• MATERIAL SHOWN:
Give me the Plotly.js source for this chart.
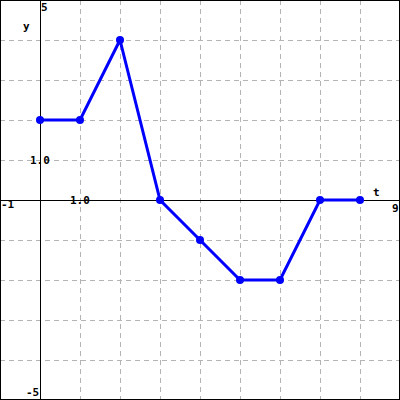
<!DOCTYPE html>
<html>
<head>
<meta charset="utf-8">
<script src="https://cdn.plot.ly/plotly-3.0.1.min.js"></script>
<style>
  html, body { margin: 0; padding: 0; background: #fff; }
  #myDiv { width: 400px; height: 400px; }
</style>
</head>
<body>
<div id="myDiv"></div>
<script>
var tValues = [0, 1, 2, 3, 4, 5, 6, 7, 8];
var yValues = [2, 2, 4, 0, -1, -2, -2, 0, 0];

var xRange = [-1, 9];
var yRange = [-5, 5];

// labels drawn as text on the plot: [text, x, y, xanchor, yanchor]
var labels = [
    ['5', 0, 5, 'left', 'top'],
    ['y', -0.35, 4.33, 'center', 'middle'],
    ['1.0', 0, 1, 'center', 'middle'],
    ['1.0', 1, 0, 'center', 'middle'],
    ['-1', -1, -0.12, 'left', 'middle'],
    ['9', 9, -0.2, 'right', 'middle'],
    ['t', 8.4, 0.18, 'center', 'middle'],
    ['-5', 0, -5, 'right', 'bottom']
];

var labelFont = {family: 'DejaVu Sans Mono', size: 11, color: '#000', weight: 'bold'};

var trace1 = {
    type: 'scatter',
    mode: 'lines+markers',
    x: tValues,
    y: yValues,
    line: {color: '#0000ff', width: 3},
    marker: {color: '#0000ff', size: 8},
    hoverinfo: 'skip'
};

var annotations = labels.map(function(l) {
    return {
        text: l[0], x: l[1], y: l[2], xref: 'x', yref: 'y',
        xanchor: l[3], yanchor: l[4], showarrow: false,
        font: labelFont, borderpad: 0
    };
});

var axisCommon = {
    dtick: 1,
    showgrid: true,
    gridcolor: '#b4b4b4',
    gridwidth: 1,
    griddash: '5px,4px',
    zeroline: true,
    zerolinecolor: '#000',
    zerolinewidth: 1,
    showticklabels: false,
    ticks: '',
    showline: false,
    fixedrange: true
};

var layout = {
    width: 400,
    height: 400,
    margin: {l: 0, r: 0, t: 0, b: 0},
    paper_bgcolor: '#fff',
    plot_bgcolor: '#fff',
    showlegend: false,
    xaxis: Object.assign({range: xRange, tick0: 0}, axisCommon),
    yaxis: Object.assign({range: yRange, tick0: 0}, axisCommon),
    annotations: annotations,
    shapes: [{
        type: 'rect', xref: 'paper', yref: 'paper',
        x0: 0, x1: 1, y0: 0, y1: 1,
        line: {color: '#000', width: 2}
    }]
};

Plotly.newPlot('myDiv', [trace1], layout, {staticPlot: true});
</script>
</body>
</html>
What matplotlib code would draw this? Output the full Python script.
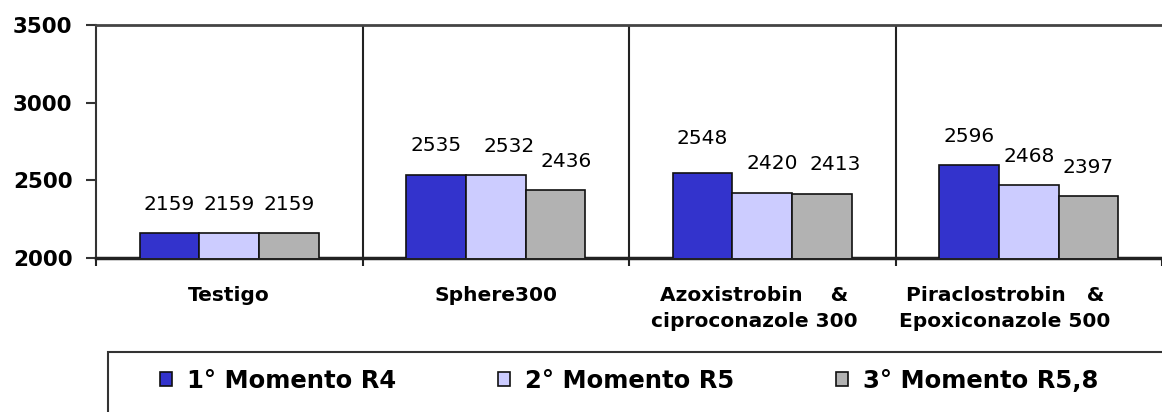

• EXERCISE: Reproduce every line of the material precisely, omitting its pictures.

• THE REPLY:
Give me the Plotly.js source for this chart.
<!DOCTYPE html>
<html>
<head>
<meta charset="utf-8">
<script src="https://cdn.plot.ly/plotly-3.0.1.min.js"></script>
<style>
  html, body { margin: 0; padding: 0; background: #fff; }
  #myDiv { width: 400px; height: 400px; }
</style>
</head>
<body>
<div id="myDiv"></div>
<script>
var tValues = [0, 1, 2, 3, 4, 5, 6, 7, 8];
var yValues = [2, 2, 4, 0, -1, -2, -2, 0, 0];

var xRange = [-1, 9];
var yRange = [-5, 5];

// labels drawn as text on the plot: [text, x, y, xanchor, yanchor]
var labels = [
    ['5', 0, 5, 'left', 'top'],
    ['y', -0.35, 4.33, 'center', 'middle'],
    ['1.0', 0, 1, 'center', 'middle'],
    ['1.0', 1, 0, 'center', 'middle'],
    ['-1', -1, -0.12, 'left', 'middle'],
    ['9', 9, -0.2, 'right', 'middle'],
    ['t', 8.4, 0.18, 'center', 'middle'],
    ['-5', 0, -5, 'right', 'bottom']
];

var labelFont = {family: 'DejaVu Sans Mono', size: 11, color: '#000', weight: 'bold'};

var trace1 = {
    type: 'scatter',
    mode: 'lines+markers',
    x: tValues,
    y: yValues,
    line: {color: '#0000ff', width: 3},
    marker: {color: '#0000ff', size: 8},
    hoverinfo: 'skip'
};

var annotations = labels.map(function(l) {
    return {
        text: l[0], x: l[1], y: l[2], xref: 'x', yref: 'y',
        xanchor: l[3], yanchor: l[4], showarrow: false,
        font: labelFont, borderpad: 0
    };
});

var axisCommon = {
    dtick: 1,
    showgrid: true,
    gridcolor: '#b4b4b4',
    gridwidth: 1,
    griddash: '5px,4px',
    zeroline: true,
    zerolinecolor: '#000',
    zerolinewidth: 1,
    showticklabels: false,
    ticks: '',
    showline: false,
    fixedrange: true
};

var layout = {
    width: 400,
    height: 400,
    margin: {l: 0, r: 0, t: 0, b: 0},
    paper_bgcolor: '#fff',
    plot_bgcolor: '#fff',
    showlegend: false,
    xaxis: Object.assign({range: xRange, tick0: 0}, axisCommon),
    yaxis: Object.assign({range: yRange, tick0: 0}, axisCommon),
    annotations: annotations,
    shapes: [{
        type: 'rect', xref: 'paper', yref: 'paper',
        x0: 0, x1: 1, y0: 0, y1: 1,
        line: {color: '#000', width: 2}
    }]
};

Plotly.newPlot('myDiv', [trace1], layout, {staticPlot: true});
</script>
</body>
</html>
What matplotlib code would draw this? Output the full Python script.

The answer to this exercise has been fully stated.